The entire reserve estimation exercise is based on engineering judgment and probability. No single method provides a perfect answer, which is why cross-validation between volumetric, DCA, and material balance results is standard practice. This judgment introduces inherent uncertainty into the final reported figures, which is managed by assigning the estimated volumes to the Proved, Probable, and Possible categories.
Publicly traded oil and gas companies in the United States operate under the oversight of the Securities and Exchange Commission (SEC). The SEC mandates specific rules for reserve reporting to ensure transparency and comparability for investors. These rules are primarily detailed in Regulation S-X and Regulation S-K.
The SEC requires all reserve estimates to be based on the average price during the 12-month period prior to the end of the reporting year. This average price is calculated using the first-day-of-the-month price for each of the preceding twelve months. This historical average prevents companies from inflating their reserve value based on temporary price spikes.
All reported Proved reserves must be economically viable under these defined 12-month average price conditions. If a volume of oil or gas cannot be recovered at a profit using that standardized price, it cannot be classified as a Proved reserve. This price rule is central to the SEC’s conservative reporting mandate.
The SEC’s framework also includes specific requirements for PUD reserves. The company must have a definite plan for their development, and if PUD volumes are not converted to Proved Developed status within five years, they must be removed from the Proved reserve total. This five-year rule prevents companies from indefinitely carrying speculative undeveloped assets.

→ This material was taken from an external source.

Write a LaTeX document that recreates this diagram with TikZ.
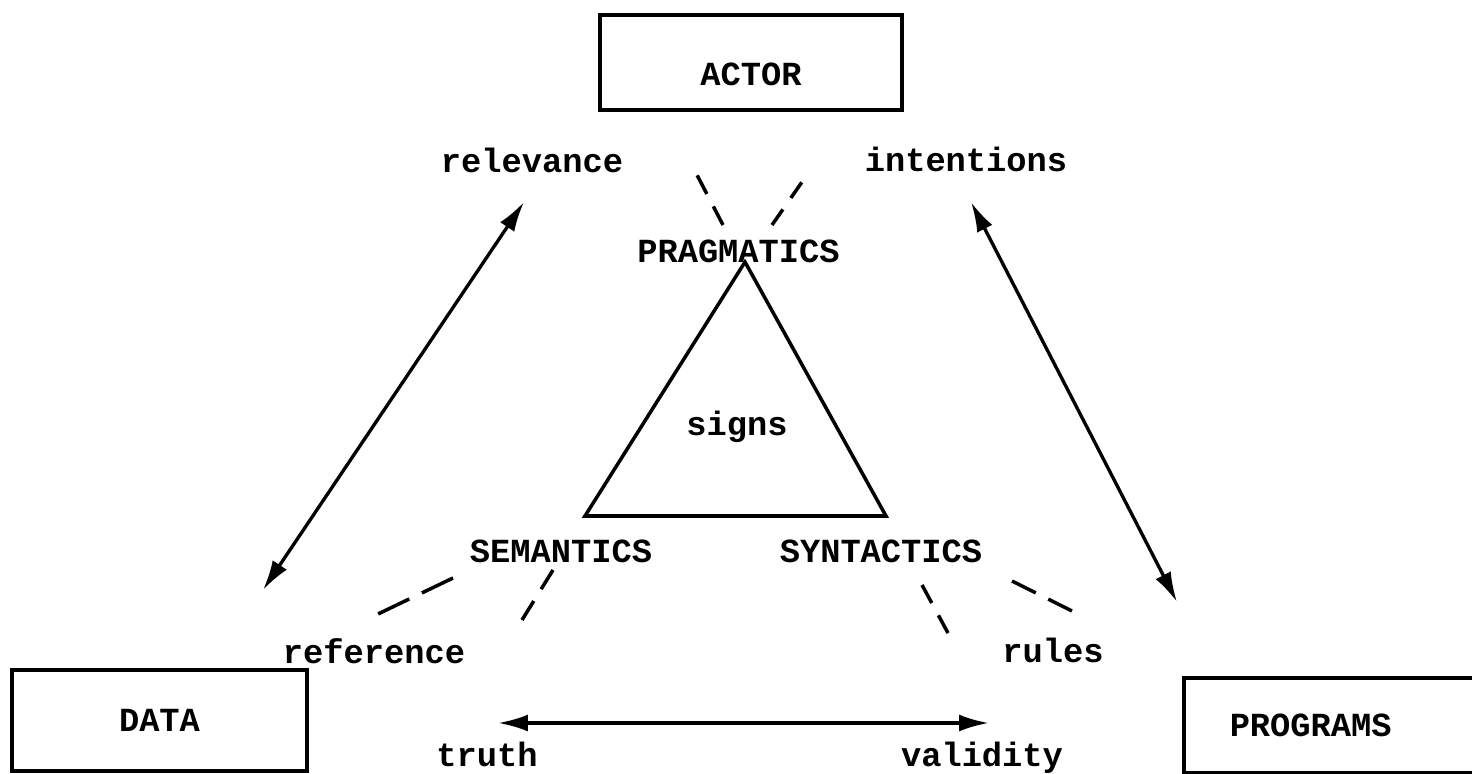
\documentclass[tikz,border=0pt]{standalone}
\usepackage{fontspec}
\setmainfont{Liberation Mono}
\usetikzlibrary{arrows.meta}

\newcommand{\lblfont}{\fontsize{19.2}{23}\selectfont\bfseries}

\begin{document}
\begin{tikzpicture}[
    x=0.02cm, y=-0.02cm,
    box/.style={rectangle, draw, line width=2pt, minimum height=1.9cm, font=\lblfont},
    lbl/.style={inner sep=0pt, anchor=base, font=\lblfont},
    both/.style={{Latex[length=0.6cm,width=0.34cm]}-{Latex[length=0.6cm,width=0.34cm]}, line width=1.9pt},
    dashlink/.style={line width=2pt, dash pattern=on #1 off 0.28cm}
]
\useasboundingbox (0,0) rectangle (1472,774);

% Boxes
\node[box, minimum width=6.04cm, inner ysep=0pt, text height=1.33cm, text depth=0.4cm] (actor) at (751,62.5) {ACTOR};
\node[box, minimum width=5.9cm, minimum height=2.02cm] (data) at (159.5,720.5) {DATA};
\node[box, anchor=north west, text width=5cm, inner xsep=0.92cm, align=left] (programs) at (1182,676) {PROGRAMS};

% Triangle of signs
\coordinate (top) at (745,262);
\coordinate (bl) at (585,516);
\coordinate (br) at (886,516);
\draw[line width=2pt] (top) -- (bl) -- (br) -- cycle;

% Labels
\node[lbl] (pragmatics) at (738.5,262) {PRAGMATICS};
\node[lbl] (signs) at (737,435) {signs};
\node[lbl] (semantics) at (561,562) {SEMANTICS};
\node[lbl] (syntactics) at (881,562) {SYNTACTICS};
\node[lbl] (relevance) at (532,172) {relevance};
\node[lbl] (intentions) at (966,171) {intentions};
\node[lbl] (reference) at (374,663) {reference};
\node[lbl] (rules) at (1053,662) {rules};
\node[lbl] (truth) at (487,766) {truth};
\node[lbl] (validity) at (982,766) {validity};

% Double arrows
\coordinate (relTip) at (524,202);
\coordinate (datTip) at (263,590);
\coordinate (intTip) at (971,202);
\coordinate (prgTip) at (1177,602);
\coordinate (truTip) at (498,723);
\coordinate (valTip) at (989,723);
\draw[both] (relTip) -- (datTip);
\draw[both] (intTip) -- (prgTip);
\draw[both] (truTip) -- (valTip);

% Dashed links
\coordinate (pragA) at (723,225);
\coordinate (pragB) at (697,175);
\coordinate (pragC) at (772,225);
\coordinate (pragD) at (802,182);
\coordinate (semA) at (453,578);
\coordinate (semB) at (378,614);
\coordinate (semC) at (553,570);
\coordinate (semD) at (522,620);
\coordinate (synA) at (922,585);
\coordinate (synB) at (948,633);
\coordinate (synC) at (1012,581);
\coordinate (synD) at (1072,611);
\draw[dashlink=0.42cm] (pragA) -- (pragB);
\draw[dashlink=0.38cm] (pragC) -- (pragD);
\draw[dashlink=0.69cm] (semA) -- (semB);
\draw[dashlink=0.45cm] (semC) -- (semD);
\draw[dashlink=0.41cm] (synA) -- (synB);
\draw[dashlink=0.53cm] (synC) -- (synD);

\end{tikzpicture}
\end{document}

While the SEC rules govern mandatory reporting for US public companies, many global entities also refer to the Petroleum Resources Management System (PRMS). PRMS is a widely used global standard developed by professional societies like the Society of Petroleum Engineers (SPE). PRMS provides a comprehensive classification system that offers greater flexibility for internal company use and non-SEC reporting.
The SEC requires that a company’s reserve report must be prepared or audited by qualified, independent reserve engineers. This third-party review verifies the company’s internal estimates and ensures compliance with the SEC’s technical and economic criteria. The review must confirm the appropriate application of the 12-month pricing rule and the five-year PUD conversion rule.

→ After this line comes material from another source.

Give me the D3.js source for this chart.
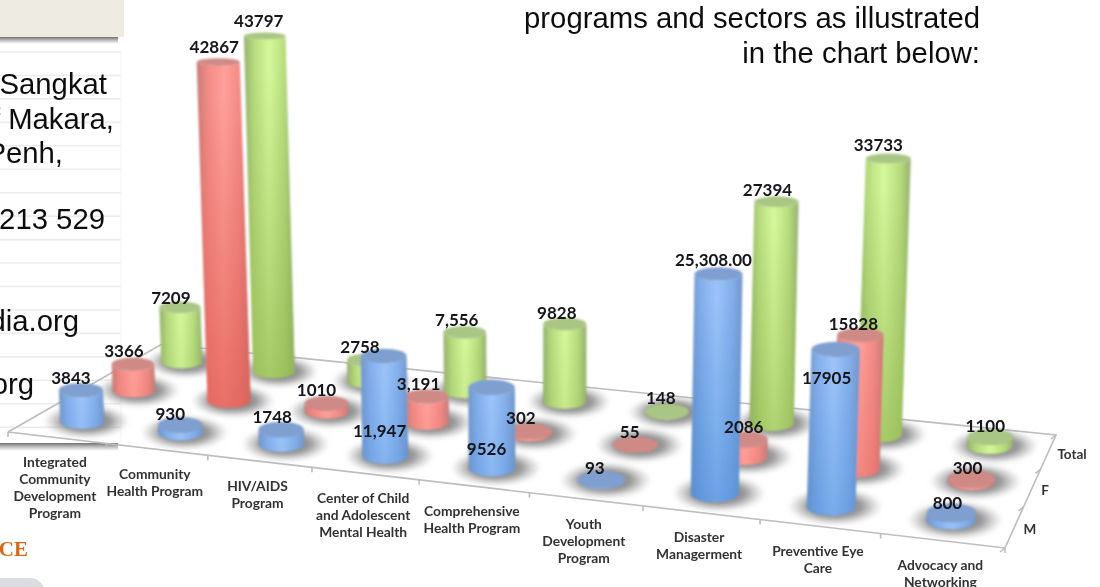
<!DOCTYPE html>
<html><head><meta charset="utf-8">
<script src="https://cdn.jsdelivr.net/npm/d3@7/dist/d3.min.js"></script>
<style>html,body{margin:0;padding:0;background:#fff;overflow:hidden}svg{display:block}</style>
</head><body><svg id="c" width="1100" height="587"></svg>
<script>
// ---- data ----
const categories = [
  ["Integrated","Community","Development","Program"],
  ["Community","Health Program"],
  ["HIV/AIDS","Program"],
  ["Center of Child","and Adolescent","Mental Health"],
  ["Comprehensive","Health Program"],
  ["Youth","Development","Program"],
  ["Disaster","Managerment"],
  ["Preventive Eye","Care"],
  ["Advocacy and","Networking"]
];
const rowNames = ["M","F","Total"];
const valuesM = [3843,930,1748,11947,9526,93,25308,17905,800];
const valuesF = [3366,42867,1010,3191,302,55,2086,15828,300];
const valuesTotal = [7209,43797,2758,7556,9828,148,27394,33733,1100];
const labelsM = ["3843","930","1748","11,947","9526","93","25,308.00","17905","800"];
const labelsF = ["3366","42867","1010","3,191","302","55","2086","15828","300"];
const labelsTotal = ["7209","43797","2758","7,556","9828","148","27394","33733","1100"];
// label nudges relative to the top of each cylinder [dx, dy]
const nudgeM = [[-10,-12],[-10,-11],[-9,-12],[-4,75],[-5,62],[-7,-12],[-5,-14],[-9,29],[-4,-10]];
const nudgeF = [[-9,-13],[-4,-15],[-10,-13],[-8,-12],[-9,-13],[-6,-12],[-1,-12],[-7,-11],[-4,-11]];
const nudgeTotal = [[-9,-9],[-6,-15],[-8,-13],[-8,-12],[-8,-11],[-6,-13],[-9,-12],[-10,-14],[-5,-11]];
const sideLines = [
  {t:"Sangkat",x:107,y:94},{t:"of Makara,",x:114,y:129},{t:"Penh,",x:63,y:163},
  {t:"213 529",x:105,y:229},{t:"dia.org",x:79,y:331},{t:"org",x:34,y:394}
];
const introLines = [{t:"programs and sectors as illustrated",y:28},{t:"in the chart below:",y:63}];

// ---- projection of the floor plane: unit square -> picture ----
const P00=[8,432],P10=[1005,548],P11=[1056,435],P01=[162,344];
const markShift=-2;
function homography(p0,p1,p2,p3){ // (0,0),(1,0),(1,1),(0,1)
  const dx1=p1[0]-p2[0],dx2=p3[0]-p2[0],sx=p0[0]-p1[0]+p2[0]-p3[0];
  const dy1=p1[1]-p2[1],dy2=p3[1]-p2[1],sy=p0[1]-p1[1]+p2[1]-p3[1];
  const den=dx1*dy2-dx2*dy1;
  const g=(sx*dy2-dx2*sy)/den,h=(dx1*sy-sx*dy1)/den;
  const a=p1[0]-p0[0]+g*p1[0],b=p3[0]-p0[0]+h*p3[0],c=p0[0];
  const d=p1[1]-p0[1]+g*p1[1],e=p3[1]-p0[1]+h*p3[1],f=p0[1];
  return (u,v)=>{const w=g*u+h*v+1;return [(a*u+b*v+c)/w,(d*u+e*v+f)/w];};
}
const project=homography(P00,P10,P11,P01);
const xBand=d3.scaleBand().domain(d3.range(categories.length)).range([0,1]);
const rowBand=d3.scaleBand().domain(rowNames).range([0,1]);
const heightPerValue=d3.scaleLinear().domain([370,510]).range([.00765,.0088]);
const radius=d3.scaleLinear().domain([360,530]).range([20.5,25]);
const flatness=d3.scaleLinear().domain([35,510]).range([.17,.38]).clamp(true);
const tilt=d3.scaleLinear().domain([550,1550]).range([0,.1]);
const bodyShade=d3.scaleLinear().domain([8,280]).range([.05,.85]).clamp(true);

const series=[
 {name:"Total",vals:valuesTotal,labs:labelsTotal,nudge:nudgeTotal,edge:"#96b072",mid:"#b6dc7c",hi:"#d6f89c",low:"#8fb24e",cap:"#aac684"},
 {name:"F",vals:valuesF,labs:labelsF,nudge:nudgeF,edge:"#c67c78",mid:"#f28a84",hi:"#ffa09a",low:"#dc5850",cap:"#cf8a86"},
 {name:"M",vals:valuesM,labs:labelsM,nudge:nudgeM,edge:"#7496c8",mid:"#82aeea",hi:"#9cc4fa",low:"#4284d2",cap:"#7f9fd0"}
];
const marks=series.map(s=>s.vals.map((v,i)=>{
  const [px,by]=project(xBand(i)+xBand.bandwidth()/2,rowBand(s.name)+rowBand.bandwidth()/2);
  const bx=px+markShift;
  const h=v*heightPerValue(by),rx=radius(by);
  const tx=bx+tilt(bx)*h,ty=by-h;
  return {s,i,v,lab:s.labs[i],bx,by,h,rx,tx,ty,ryB:rx*flatness(by),ryT:rx*flatness(ty),n:s.nudge[i]};
}));

const svg=d3.select("#c");
const defs=svg.append("defs");
defs.append("filter").attr("id","soft").append("feGaussianBlur").attr("stdDeviation",.8);
defs.append("filter").attr("id","softer").append("feGaussianBlur").attr("stdDeviation",2);
defs.append("filter").attr("id","softT").append("feGaussianBlur").attr("stdDeviation",.45);
const sh=defs.append("radialGradient").attr("id","shadow");
sh.append("stop").attr("offset","0").attr("stop-color","#777").attr("stop-opacity",.95);
sh.append("stop").attr("offset",".55").attr("stop-color","#858585").attr("stop-opacity",.85);
sh.append("stop").attr("offset","1").attr("stop-color","#aaa").attr("stop-opacity",0);
const panelSh=defs.append("linearGradient").attr("id","pshadow").attr("x2",0).attr("y2",1);
panelSh.append("stop").attr("offset",0).attr("stop-color","#555").attr("stop-opacity",.85);
panelSh.append("stop").attr("offset",1).attr("stop-color","#888").attr("stop-opacity",0);
series.forEach(s=>{
  const g=defs.append("linearGradient").attr("id","body"+s.name);
  [[0,s.edge],[.2,s.mid],[.5,s.hi],[.8,s.mid],[1,s.edge]].forEach(([o,c])=>g.append("stop").attr("offset",o).attr("stop-color",c));
  const o=defs.append("linearGradient").attr("id","over"+s.name).attr("x2",0).attr("y2",1);
  o.append("stop").attr("offset",.1).attr("stop-color",s.low).attr("stop-opacity",0);
  o.append("stop").attr("offset",1).attr("stop-color",s.low).attr("stop-opacity",.78);
});

// ---- page fragments behind the chart ----
const page=svg.append("g").attr("filter","url(#softT)");
page.append("rect").attr("x",0).attr("y",37).attr("width",118).attr("height",7).attr("fill","url(#pshadow)");
page.append("rect").attr("x",0).attr("y",0).attr("width",124).attr("height",37).attr("fill","#eeece2");
page.append("rect").attr("x",0).attr("y",443).attr("width",118).attr("height",8).attr("fill","url(#pshadow)");
page.selectAll("line.rule").data(d3.range(52,440,23.45)).join("line").attr("class","rule")
  .attr("x1",0).attr("x2",121).attr("y1",d=>d).attr("y2",d=>d).attr("stroke","#ececec").attr("stroke-width",1.6);
page.append("line").attr("x1",121).attr("x2",121).attr("y1",52).attr("y2",443).attr("stroke","#f4f4f4");
page.selectAll("text.side").data(sideLines).join("text").attr("class","side")
  .attr("x",d=>d.x).attr("y",d=>d.y).attr("text-anchor","end")
  .attr("font-family","'Liberation Sans',Arial,sans-serif").attr("font-size",29.3).attr("fill","#111").text(d=>d.t);
page.selectAll("text.intro").data(introLines).join("text").attr("class","intro")
  .attr("x",980).attr("y",d=>d.y).attr("text-anchor","end")
  .attr("font-family","'Liberation Sans',Arial,sans-serif").attr("font-size",29.3).attr("fill","#111").text(d=>d.t);
page.append("text").attr("x",28).attr("y",556).attr("text-anchor","end")
  .attr("font-family","'Liberation Serif',serif").attr("font-weight","bold").attr("font-size",21).attr("fill","#d2691e").text("CE");
page.append("rect").attr("x",-25).attr("y",578).attr("width",70).attr("height",30).attr("rx",15).attr("fill","#dcdde0");

// ---- floor ----
const floor=svg.append("g").attr("stroke","#bdbdbd").attr("fill","none").attr("stroke-width",1.6).attr("filter","url(#softT)");
floor.append("path").attr("d",d3.line()([P00,P10,P11,P01,P00]));
d3.range(categories.length+1).forEach(i=>{
  const u=i/categories.length,p=project(u,0);
  floor.append("line").attr("x1",p[0]).attr("x2",p[0]).attr("y1",p[1]).attr("y2",p[1]+5);
});
d3.range(rowNames.length+1).forEach(j=>{
  const p=project(1,j/rowNames.length);
  floor.append("line").attr("x1",p[0]).attr("x2",p[0]-5).attr("y1",p[1]).attr("y2",p[1]+4);
});

// ---- shadows, cylinders ----
const all=marks.flat();
svg.append("g").attr("filter","url(#softer)").selectAll("ellipse").data(all).join("ellipse")
  .attr("cx",d=>d.bx+4).attr("cy",d=>d.by).attr("rx",d=>d.rx*1.95).attr("ry",d=>d.rx*.78)
  .attr("fill","url(#shadow)");
const bodyPath=d=>`M${d.tx-d.rx},${d.ty}A${d.rx},${d.ryT} 0 0 0 ${d.tx+d.rx},${d.ty}L${d.bx+d.rx},${d.by}A${d.rx},${d.ryB} 0 0 1 ${d.bx-d.rx},${d.by}Z`;
const cyl=svg.append("g").attr("filter","url(#soft)").selectAll("g").data(all).join("g");
cyl.append("path").attr("d",bodyPath).attr("fill",d=>`url(#body${d.s.name})`);
cyl.append("path").attr("d",bodyPath).attr("fill",d=>`url(#over${d.s.name})`).attr("opacity",d=>bodyShade(d.h));
cyl.append("ellipse").attr("cx",d=>d.tx).attr("cy",d=>d.ty).attr("rx",d=>d.rx).attr("ry",d=>d.ryT).attr("fill",d=>d.s.cap);

// ---- texts ----
const font="Lato,'Open Sans',sans-serif";
svg.append("g").attr("filter","url(#softT)").selectAll("text").data(all).join("text")
  .attr("x",d=>d.tx+d.n[0]).attr("y",d=>d.ty+d.n[1]).attr("dy",".35em").attr("text-anchor","middle")
  .attr("font-family",font).attr("font-weight",700).attr("font-size",17).attr("fill","#14141a").text(d=>d.lab);
const catG=svg.append("g").attr("filter","url(#softT)");
categories.forEach((lines,i)=>{
  const p=project(xBand(i)+xBand.bandwidth()/2,0);
  lines.forEach((l,k)=>catG.append("text").attr("x",p[0]+markShift).attr("y",p[1]+24.5+k*17).attr("dy",".35em")
    .attr("text-anchor","middle").attr("font-family",font).attr("font-weight",700).attr("font-size",13.8).attr("fill","#333").text(l));
});
rowNames.forEach(r=>{
  const p=project(1,rowBand(r)+rowBand.bandwidth()/2);
  catG.append("text").attr("x",p[0]+9).attr("y",p[1]+2).attr("dy",".35em").attr("text-anchor","start")
    .attr("font-family",font).attr("font-weight",700).attr("font-size",13.5).attr("fill","#333").text(r);
});
</script></body></html>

The company must file a summary of its proved reserve quantities and the standardized measure of discounted future net cash flows in its annual Form 10-K report. This data provides the market with the essential quantitative figures needed for accurate financial modeling. The disclosure must also include a discussion of any material changes in the reserve estimates from the prior year.
Material changes, such as significant revisions due to drilling results or price effects, must be explicitly explained in the Management’s Discussion and Analysis (MD&A) section of the 10-K. The SEC’s focus on standardized, verifiable data is designed to protect investors from misleading projections. The regulatory burden ensures that the definition of “Proved” remains a high bar for the industry.

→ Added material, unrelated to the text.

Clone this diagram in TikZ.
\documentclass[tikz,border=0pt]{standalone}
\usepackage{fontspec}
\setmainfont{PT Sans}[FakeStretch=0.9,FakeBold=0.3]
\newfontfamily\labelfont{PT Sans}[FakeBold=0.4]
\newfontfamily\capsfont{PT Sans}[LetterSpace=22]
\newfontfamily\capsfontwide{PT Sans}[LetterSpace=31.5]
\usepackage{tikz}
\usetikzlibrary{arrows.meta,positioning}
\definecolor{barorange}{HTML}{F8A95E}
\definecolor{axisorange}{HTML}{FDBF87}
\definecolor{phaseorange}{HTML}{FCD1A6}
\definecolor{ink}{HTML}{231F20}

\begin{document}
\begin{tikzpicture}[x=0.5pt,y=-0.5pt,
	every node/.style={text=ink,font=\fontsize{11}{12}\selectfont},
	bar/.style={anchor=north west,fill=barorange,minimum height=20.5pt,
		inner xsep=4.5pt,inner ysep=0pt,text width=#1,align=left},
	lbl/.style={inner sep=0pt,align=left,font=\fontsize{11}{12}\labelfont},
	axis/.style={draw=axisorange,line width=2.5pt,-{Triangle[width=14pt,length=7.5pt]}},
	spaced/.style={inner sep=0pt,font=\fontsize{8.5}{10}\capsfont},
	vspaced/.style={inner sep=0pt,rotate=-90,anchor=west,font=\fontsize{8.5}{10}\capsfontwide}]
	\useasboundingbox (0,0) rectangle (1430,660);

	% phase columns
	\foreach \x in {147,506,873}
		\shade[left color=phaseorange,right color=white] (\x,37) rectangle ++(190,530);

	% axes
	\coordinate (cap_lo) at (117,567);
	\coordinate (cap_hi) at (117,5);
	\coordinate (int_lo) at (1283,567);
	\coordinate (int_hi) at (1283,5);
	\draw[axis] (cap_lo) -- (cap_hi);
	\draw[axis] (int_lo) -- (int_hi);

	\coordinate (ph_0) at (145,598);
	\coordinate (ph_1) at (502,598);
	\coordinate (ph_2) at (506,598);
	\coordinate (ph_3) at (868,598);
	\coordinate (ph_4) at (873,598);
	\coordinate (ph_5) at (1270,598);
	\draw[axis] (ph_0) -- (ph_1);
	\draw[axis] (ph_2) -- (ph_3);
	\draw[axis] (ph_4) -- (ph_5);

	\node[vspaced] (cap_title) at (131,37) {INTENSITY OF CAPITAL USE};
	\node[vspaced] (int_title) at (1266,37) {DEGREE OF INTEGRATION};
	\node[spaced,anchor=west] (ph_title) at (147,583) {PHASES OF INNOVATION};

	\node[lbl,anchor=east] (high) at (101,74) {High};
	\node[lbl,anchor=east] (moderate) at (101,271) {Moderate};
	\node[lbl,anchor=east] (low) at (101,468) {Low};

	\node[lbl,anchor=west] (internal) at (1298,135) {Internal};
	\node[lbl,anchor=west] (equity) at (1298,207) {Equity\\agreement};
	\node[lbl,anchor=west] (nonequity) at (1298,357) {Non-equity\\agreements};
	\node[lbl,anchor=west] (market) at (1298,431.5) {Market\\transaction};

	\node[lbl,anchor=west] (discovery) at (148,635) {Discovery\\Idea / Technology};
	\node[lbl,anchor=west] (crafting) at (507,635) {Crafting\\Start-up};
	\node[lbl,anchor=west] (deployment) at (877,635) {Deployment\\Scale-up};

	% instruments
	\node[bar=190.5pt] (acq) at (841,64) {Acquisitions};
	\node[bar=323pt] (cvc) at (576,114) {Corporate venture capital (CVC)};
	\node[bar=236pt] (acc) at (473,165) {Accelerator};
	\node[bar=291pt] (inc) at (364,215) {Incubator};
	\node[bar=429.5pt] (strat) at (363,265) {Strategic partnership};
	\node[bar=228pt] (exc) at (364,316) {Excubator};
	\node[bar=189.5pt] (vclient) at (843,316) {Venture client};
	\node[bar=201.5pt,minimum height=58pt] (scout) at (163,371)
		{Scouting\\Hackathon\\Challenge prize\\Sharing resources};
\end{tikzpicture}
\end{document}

Companies invest substantial resources in documenting the geological and engineering certainty required to meet the 90% probability threshold. This documentation process is subject to intense scrutiny during the annual third-party audit process. The SEC’s conservative approach establishes the Proved reserve figure as the baseline for corporate valuation and financial stability.
Reserve data is the primary determinant of value for an exploration and production company, acting as the foundation for nearly all financial analysis. The most direct financial metric derived from these figures is the Standardized Measure of Discounted Future Net Cash Flows (PV-10).
PV-10 represents the present value of the estimated future net revenues from the production of Proved reserves. This calculation uses the SEC-mandated 12-month average price and discounts the future cash flows at a fixed rate of 10% per year. The 10% discount rate is mandated by the SEC to ensure comparability across different companies.
The PV-10 figure is a non-GAAP measure that provides a clear comparison of the intrinsic value of a company’s reserve base. This measure is utilized by commercial banks when determining the company’s borrowing base for its revolving credit facility. The borrowing base is the maximum amount a company can borrow, directly tied to the value of its Proved reserves.
Reserve quantities are directly integrated into a company’s financial statements, affecting both the balance sheet and the income statement. On the balance sheet, the capitalized costs of oil and gas properties represent the primary asset, justified by the estimated proved reserve volumes. The income statement is directly affected by the calculation of Depreciation, Depletion, and Amortization (DD&A) expense.
Oil and gas companies primarily use the Unit-of-Production (UOP) method for depletion, which links the expense to the amount of reserves produced. The depletion expense is calculated by dividing the capitalized costs of the assets by the total estimated Proved reserve volume, resulting in a cost per barrel or Mcf. This cost per unit is then multiplied by the volume produced during the period to determine the DD&A expense.
An increase in Proved reserves, with constant capitalized costs, lowers the unit depletion rate and thus increases net income. Analysts also focus on the reserve replacement ratio to gauge a company’s long-term operational health. This ratio measures the volume of new reserves added during the year against the volume of reserves produced during the same period.
A ratio greater than 100% indicates that the company is adding more reserves than it is depleting through production. Sustaining a reserve replacement ratio consistently above 100% signifies successful exploration and development programs and suggests a growing asset base. Conversely, a ratio below 100% means the company is liquidating its assets and shrinking its long-term production potential.
The quality of the reserves is also scrutinized, specifically the ratio of Proved Developed Producing (PDP) reserves to Proved Undeveloped (PUD) reserves. A high proportion of PDP reserves indicates lower future capital expenditure requirements and a higher immediate cash flow profile. PUD reserves require significant capital investment before they can generate revenue.
Lenders view the PDP/PUD ratio as a measure of collateral quality, preferring assets that are already generating cash flow to service debt. The total economic value of the reserves is a function not only of the quantity but also of the confidence level and the development status. The entire financial framework of an oil and gas company is predicated on the mandated disclosure of its reserve figures.